Filosofi kursi
:mega dharwis
Salam hangat untuk pembaca, mohon ijin untuk memperkenalkan diriku. Boleh aku mulai? Aku anggap pembaca
memiliki jawaban klasik untuk menjawab “boleh, iya, atau silahkan”, ataupun
yang lainnya. Oleh karena itu aku akan memulai perkenalanku.
Aku adalah
benda yang pada umumnya berkaki empat. Namun dengan perkembangan zaman yang
memacu kekreatifan manusia, terkadang aku dijadikan 6,3,2,1 atau bahkan aku
dirancang tidak berkaki. Jika berbicara harga orang-orang menghargai sangat
beragam bisa murah atau bisa sangat mahal, terbukti dengan harga yang ditawarkan BANGGAR pada
saat renovasi ruang sidangnya aku dihargai puluhan juta! Ckck.. luar biasa
bukan? Atau bahkan aku menjadi tak berharga sama sekali. Ya… pada intinya dalam
bentuk apapun, selama aku masih diciptakan untuk tempat duduk, aku masih
disebut kursi.
Tau kah pembaca? dalam proses
pemanfaatannya atau penyebutannya, jati
diriku terkadang berubah-rubah. Aku bisa dianggap pribadi yang menyeramkan
hingga menjadi hal menakutkan, atau aku bisa manjadi hal yang menyenangkan
hingga aku menjadi rebutan. Membingungkan bukan? Perlu aku ulangi bahwa manusia
sangat kreatif dalam memanfaatkan keadaan. Baiklah aku akan memberikan berbagai
contoh untuk apa aku digunakan.
Jati diriku akan sangat
menyeramkan disaat aku disebut “kursi panas” di meja hijau. Menurut orang-orang
aku akan sangat dijauhi pada saat mereka harus duduk didepan para hakim dan
jaksa pada saat disidang. Hmmm,,, cukup masuk akal jika banyak orang menghindari untuk mendudukiku pada masa-masa aku
disebut “kursi panas”.
Sebaliknya aku akan menjadi
rebutan disaat jati diriku menyenangkan. Ya, mari kita mejelajahi nasib aku
dalam beberapa kasus. Kasus pertama, entah mengapa aku menjadi bahan rebutan
mereka yang berkampanye, mereka sih menyebutnya 1 kursi berharga untuk
perubahan bangsa. Padahal aku hanya kursi yang dipakai untuk mereka duduk di
MPR/DPR. Disaat mereka mendapati aku disana menjadikan mereka berada di lapisan
atas (kalangan elit). Padahal fungsi aku sama pada saat itu “untuk duduk”.
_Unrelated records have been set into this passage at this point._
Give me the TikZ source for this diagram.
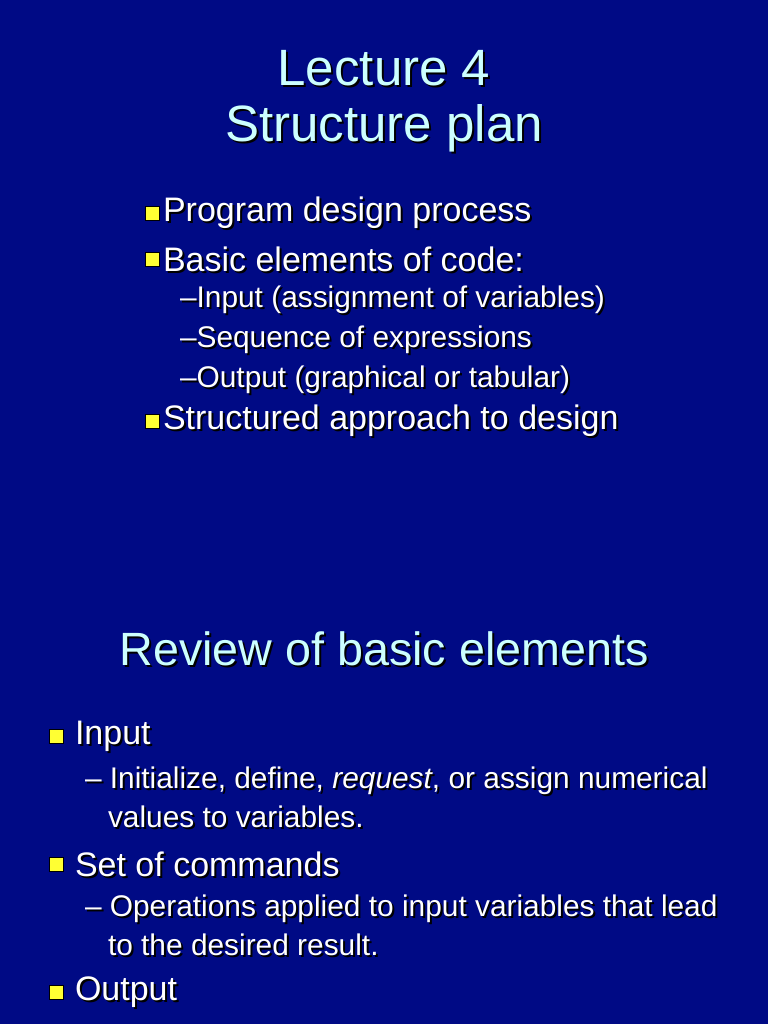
\documentclass[tikz,border=0pt]{standalone}
\usepackage{fontspec}
\setmainfont{Liberation Sans}
\definecolor{bg}{HTML}{000A85}
\definecolor{ttl}{HTML}{CCFFFF}
\definecolor{bul}{HTML}{FFFF33}
\newcommand{\shtxt}[5]{% name, pos, anchor, style, text
  \node[#4,anchor=#3,text=black,xshift=1.5pt,yshift=-1.5pt] at #2 {#5};
  \node[#4,anchor=#3] (#1) at #2 {#5};}
\begin{document}
\begin{tikzpicture}[x=0.75pt,y=-0.75pt,
  every node/.style={inner sep=0pt,outer sep=0pt},
  ttlstyle/.style={text=ttl,font=\fontsize{38.3}{44}\selectfont},
  ttlb/.style={text=ttl,font=\fontsize{35}{40}\selectfont},
  bigtxt/.style={text=white,font=\fontsize{25.5}{30}\selectfont},
  smalltxt/.style={text=white,font=\fontsize{22.4}{27}\selectfont},
  midtxt/.style={text=white,font=\fontsize{22.4}{27}\selectfont},
  sq/.style={fill=bul,draw=black,line width=0.4pt,minimum size=10.5pt}]
\fill[bg] (0,0) rectangle (768,1024);
\useasboundingbox (0,0) rectangle (768,1024);
% slide 1
\shtxt{t1}{(384,68)}{center}{ttlstyle}{Lecture 4}
\shtxt{t2}{(384,128)}{center}{ttlstyle}{Structure plan}
\node[sq] (b1) at (152,213) {};
\shtxt{l1}{(163,213)}{west}{bigtxt}{Program design process}
\node[sq] (b2) at (152,259) {};
\shtxt{l2}{(163,259)}{west}{bigtxt}{Basic elements of code:}
\shtxt{s1}{(180,300)}{west}{smalltxt}{–Input (assignment of variables)}
\shtxt{s2}{(180,340)}{west}{smalltxt}{–Sequence of expressions}
\shtxt{s3}{(180,380)}{west}{smalltxt}{–Output (graphical or tabular)}
\node[sq] (b3) at (152,421) {};
\shtxt{l3}{(163,421)}{west}{bigtxt}{Structured approach to design}
% slide 2
\shtxt{t3}{(384,649)}{center}{ttlb}{Review of basic elements}
\node[sq] (c1) at (56,736) {};
\shtxt{m1}{(75,736)}{west}{bigtxt}{Input}
\shtxt{n1}{(85,781)}{west}{midtxt}{– Initialize, define, \textit{request}, or assign numerical}
\shtxt{n2}{(108,817)}{west}{midtxt}{values to variables.}
\node[sq] (c2) at (56,864) {};
\shtxt{m2}{(75,864)}{west}{bigtxt}{Set of commands}
\shtxt{n3}{(85,909)}{west}{midtxt}{– Operations applied to input variables that lead}
\shtxt{n4}{(108,945)}{west}{midtxt}{to the desired result.}
\node[sq] (c3) at (56,992) {};
\shtxt{m3}{(75,992)}{west}{bigtxt}{Output}
\end{tikzpicture}
\end{document}
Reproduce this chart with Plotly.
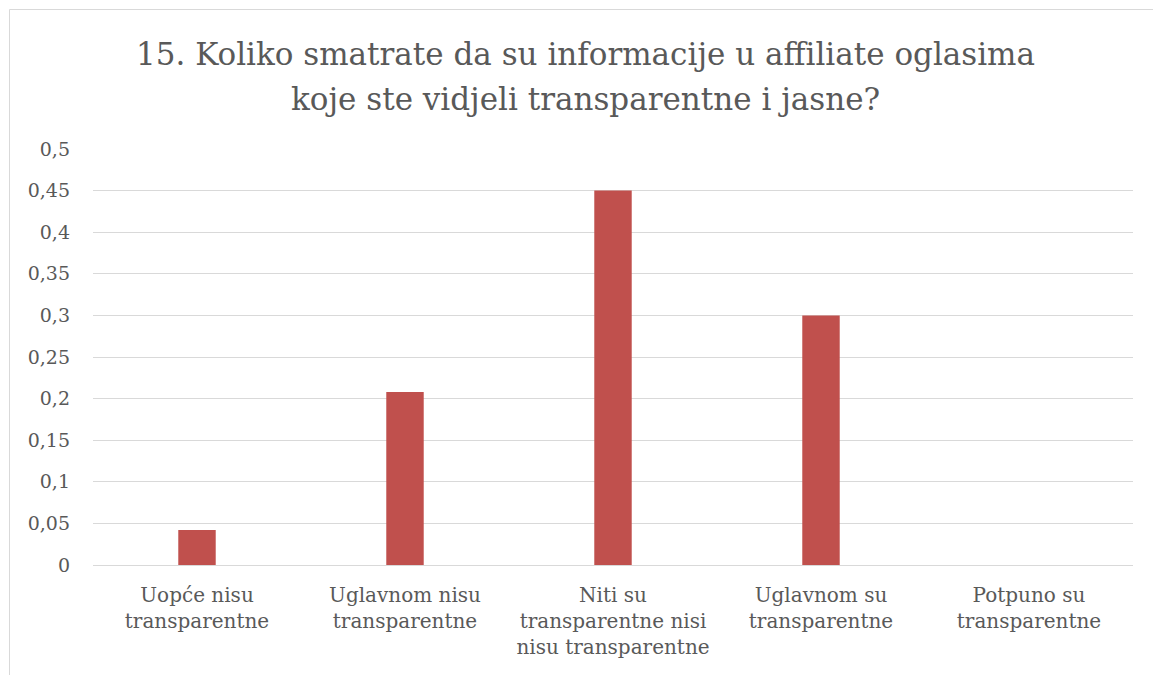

Kasus kedua, adalah pada saat aku
direbutkan oleh para mahasiswa/I yang
ingin melakukan ujian. Mereka akan datang sangat pagi hanya untuk menempatkan aku
pada posisi yang tepat untuk mereka duduki. Hanya dengan menaruh benda diatasku
sebagai bentuk tanda kalau aku sudah ditempati mereka akan menjadi sangat
tenang. “posisi menentukan prestasi” dijadikan slogan mereka, mereka akan duduk
disamping orang yang dianggap bisa memberikan mereka jawaban?! Hahahaha,… lucu
memang.
Dan masih banyak lagi jika pembaca
ingin mengenal aku lebih dekat. Namun pada intinya aku tetaplah hanya benda
untuk duduk. Berharga dan tidaknya aku tergantung pada siapa yang menduduki aku
dan dimana aku ditempatkan. Jangan merebutkan aku, karena aku tidak akan bisa
menjamin akan selalu pembaca dapatkan
untuk membuat mu berharga. Tapi jadikan lah aku berharga karena diduduki olehmu
dan orang lain akan mengikuti dimana pembaca duduk. Ya.. ini hanya tentang filosofi kursi, maka
jika pembaca mempunyai pemikiran lain tentang ku itu akan membantuku mengenal lebih dalam akan jati diriku.